In fact, a number of shares have fallen so hard this year they are now trading at 52-week lows. Three shares that have made this milestone are listed below. Here's why they have been beaten down in 2019:
The CYBG PLC (ASX: CYB) share price continued its poor run and dropped to an all-time low of $1.86 on Wednesday. Investors have been selling the UK-based bank's shares since it was forced to increase the provisions for legacy PPI costs by between £300 million and £450 million last month. This was primarily driven by an unprecedented volume of PPI Information Requests received during August in advance of the August 29 deadline. Not only was it significantly more than the market had expected, it appeared disproportionately large in comparison to its peers.

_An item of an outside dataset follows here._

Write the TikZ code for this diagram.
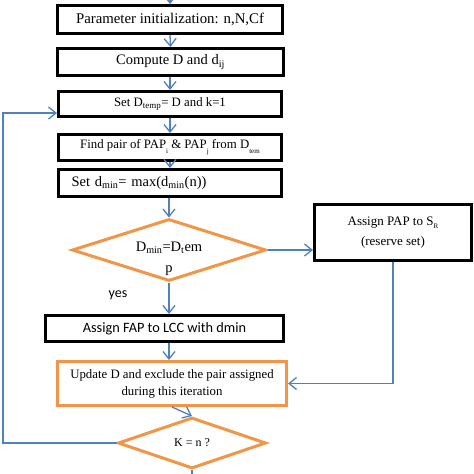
\documentclass[tikz,border=0pt]{standalone}
\usepackage{fontspec}
\setmainfont{Liberation Serif}
\newfontfamily\calibri{Carlito}
\usetikzlibrary{arrows.meta,shapes.geometric}
\definecolor{flowblue}{RGB}{79,129,189}
\definecolor{floworange}{RGB}{241,150,70}
\begin{document}
\begin{tikzpicture}[x=1pt,y=-1pt,
  blackbox/.style={draw=black,line width=3pt,inner sep=0pt,align=center},
  orangebox/.style={draw=floworange,line width=3pt,inner sep=0pt,align=center},
  orangediamond/.style={diamond,draw=floworange,line width=3pt,inner sep=0pt,line join=miter},
  flow/.style={draw=flowblue,line width=1.3pt,-{Straight Barb[length=7.5pt,width=12pt]}},
  txt/.style={inner sep=0pt,align=center}]
\useasboundingbox (0,0) rectangle (474,474);

\node[blackbox,minimum width=225pt,minimum height=28pt,font=\fontsize{14.8}{17}\selectfont] (b1) at (170,19.5) {Parameter initialization: n,N,Cf};
\node[blackbox,minimum width=226pt,minimum height=27pt,font=\fontsize{14.5}{17}\selectfont] (b2) at (170.5,62) {Compute D and d\textsubscript{ij}};
\node[blackbox,minimum width=223pt,minimum height=25pt,font=\fontsize{12.8}{15}\selectfont] (b3) at (170,104) {Set D\textsubscript{temp}= D and k=1};
\node[blackbox,minimum width=223pt,minimum height=26pt,font=\fontsize{12.8}{15}\selectfont] (b4) at (170,147.5) {Find pair of PAP\raisebox{-5pt}{\scriptsize i} \& PAP\raisebox{-5pt}{\scriptsize j} from D\raisebox{-5pt}{\scriptsize tem}};
\node[blackbox,minimum height=27pt,inner xsep=13pt,text width=197pt,align=left,font=\fontsize{14.5}{17}\selectfont] (b5) at (170,183) {Set d\textsubscript{min}= max(d\textsubscript{min}(n))};

\node[orangediamond,minimum width=194pt,minimum height=62pt] (d1) at (169,250) {};
\node[txt,font=\fontsize{14.5}{21}\selectfont] (d1t) at (169,259) {D\textsubscript{min}=D\textsubscript{t}em\\p};

\node[txt,font=\calibri\fontsize{14}{17}\selectfont] (yes) at (118,295) {yes};

\node[blackbox,minimum width=157pt,minimum height=56pt,font=\fontsize{13}{20}\selectfont] (br) at (393,232.5) {Assign PAP to S\raisebox{-3pt}{\scriptsize R}\\(reserve set)};

\node[blackbox,minimum width=238pt,minimum height=26pt,font=\calibri\fontsize{14.3}{17}\selectfont] (b6) at (164.5,328.5) {Assign FAP to LCC with dmin};
\node[orangebox,minimum width=229pt,minimum height=44pt,font=\fontsize{12.8}{17}\selectfont] (b7) at (172,383.5) {Update D and exclude the pair assigned\\during this iteration};

\node[orangediamond,minimum width=148pt,minimum height=51pt,font=\fontsize{12}{14}\selectfont] (d2) at (192,443) {K = n ?};

\coordinate (top) at (170,-6);
\coordinate (fb1) at (3,443);
\coordinate (fb2) at (3,113);
\coordinate (bot) at (192,484);

\draw[flow] (top) -- (b1.north);
\draw[flow] (b1.south) -- (b2.south |- b2.north);
\draw[flow] (b2.south -| b1.south) -- (b3.north);
\draw[flow] (b3.south) -- (b4.north);
\draw[flow] (b4.south) -- (b5.north);
\draw[flow] (b5.south -| d1.north) -- (d1.north);
\draw[flow] (d1.south) -- (d1.south |- b6.north);
\draw[flow] (b6.south -| d1.south) -- (b7.north -| d1.south);
\draw[flow] (d1.east) -- (d1.east -| br.west);
\draw[flow] (br.south) |- (b7.east);
\draw[flow] (b7.south) -- (d2.north);
\draw[flow] (d2.west) -- (fb1) -- (fb2) -- (fb2 -| b3.west);
\draw[flow] (d2.south) -- (bot);
\end{tikzpicture}
\end{document}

The FBR Ltd (ASX: FBR) share price fell to a multi-year low of 5.8 cents yesterday. The robotics company's shares have come under significant pressure over the last 12 months due to concerns over its change of business model and the termination of a memorandum of understanding with US construction machinery giant Caterpillar. In respect to the latter, there had been hopes that Caterpillar would take its house-building robot to the masses, but sadly this wasn't to be. And while a joint venture with Brickworks Limited (ASX: BKW) has promise, five months after it was formed there has yet to be any news from it.

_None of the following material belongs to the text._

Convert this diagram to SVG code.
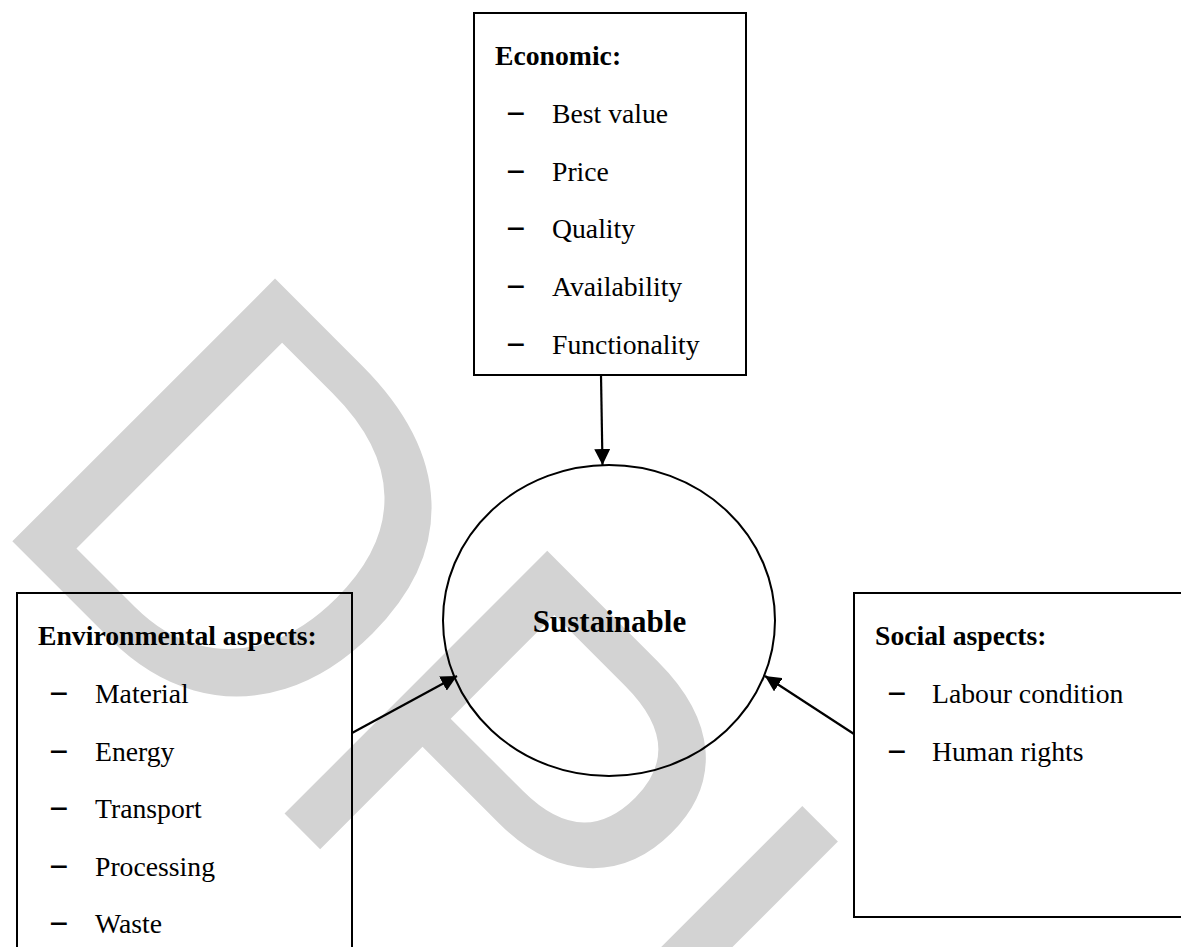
<svg xmlns="http://www.w3.org/2000/svg" width="1181" height="947" viewBox="0 0 1181 947">
  <style>
    .box { fill: none; stroke: #000; stroke-width: 2; }
    .head { font-family: "Liberation Serif", "Times New Roman", serif; font-weight: bold; font-size: 27.7px; fill: #000; }
    .item { font-family: "Liberation Serif", "Times New Roman", serif; font-size: 27.7px; fill: #000; }
    .dash { font-family: "Liberation Serif", "Times New Roman", serif; font-weight: bold; font-size: 34px; fill: #000; }
    .conn { fill: none; stroke: #000; stroke-width: 2.2; }
    .wm { font-family: "Liberation Sans", Arial, sans-serif; font-size: 540px; fill: #d3d3d3; letter-spacing: -5px; }
  </style>
  <defs>
    <marker id="arrow" markerUnits="userSpaceOnUse" markerWidth="18" markerHeight="16" refX="16" refY="8" orient="auto">
      <path d="M0,0 L16,8 L0,16 Z" fill="#000"/>
    </marker>
  </defs>
  <rect width="1181" height="947" fill="#fff"/>
  <text class="wm" transform="translate(-19,510) rotate(45)">DPI</text>

  <g id="economic">
    <rect class="box" x="474" y="13" width="272" height="362"/>
    <text class="head" x="495" y="65">Economic:</text>
    <text class="dash" x="506" y="125">−</text><text class="item" x="552" y="123">Best value</text>
    <text class="dash" x="506" y="182.5">−</text><text class="item" x="552" y="180.5">Price</text>
    <text class="dash" x="506" y="240">−</text><text class="item" x="552" y="238">Quality</text>
    <text class="dash" x="506" y="298">−</text><text class="item" x="552" y="296">Availability</text>
    <text class="dash" x="506" y="355.5">−</text><text class="item" x="552" y="353.5">Functionality</text>
  </g>

  <g id="sustainable">
    <ellipse cx="609" cy="620.5" rx="166" ry="155.5" fill="none" stroke="#000" stroke-width="2"/>
    <text class="head" x="609.5" y="632" text-anchor="middle" style="font-size:31px">Sustainable</text>
  </g>

  <g id="environmental">
    <rect class="box" x="17" y="593" width="335" height="380"/>
    <text class="head" x="38" y="645">Environmental aspects:</text>
    <text class="dash" x="49" y="705">−</text><text class="item" x="95" y="703">Material</text>
    <text class="dash" x="49" y="762.5">−</text><text class="item" x="95" y="760.5">Energy</text>
    <text class="dash" x="49" y="820">−</text><text class="item" x="95" y="818">Transport</text>
    <text class="dash" x="49" y="877.5">−</text><text class="item" x="95" y="875.5">Processing</text>
    <text class="dash" x="49" y="935">−</text><text class="item" x="95" y="933">Waste</text>
  </g>

  <g id="social">
    <rect class="box" x="854" y="593" width="340" height="324"/>
    <text class="head" x="875" y="645">Social aspects:</text>
    <text class="dash" x="887" y="705">−</text><text class="item" x="932" y="703">Labour condition</text>
    <text class="dash" x="887" y="763">−</text><text class="item" x="932" y="761">Human rights</text>
  </g>

  <g id="connectors">
    <path class="conn" d="M601,375 L602.5,465" marker-end="url(#arrow)"/>
    <path class="conn" d="M352,733 L457,676" marker-end="url(#arrow)"/>
    <path class="conn" d="M854,734 L765,676" marker-end="url(#arrow)"/>
  </g>
</svg>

The Webjet Limited (ASX: WEB) share price fell again on Wednesday and dropped to a 52-week low of $9.98. The online travel agent's shares have fallen heavily this year amid concerns over the rising threat of Google in the travel market and the collapse of its UK partner Thomas Cook. The latter has come at a cost to Webjet due to Thomas Cook's unpaid receivables of €27 million. It also loses a revenue source and is expected to reduce Webjet's WebBeds EBITDA growth by up to $7 million in FY 2020. While these series events are disappointing, at 18x trailing earnings I feel its shares offer investors a compelling risk/reward. Especially given how management recently reiterated that the rest of the business is performing in line with its guidance.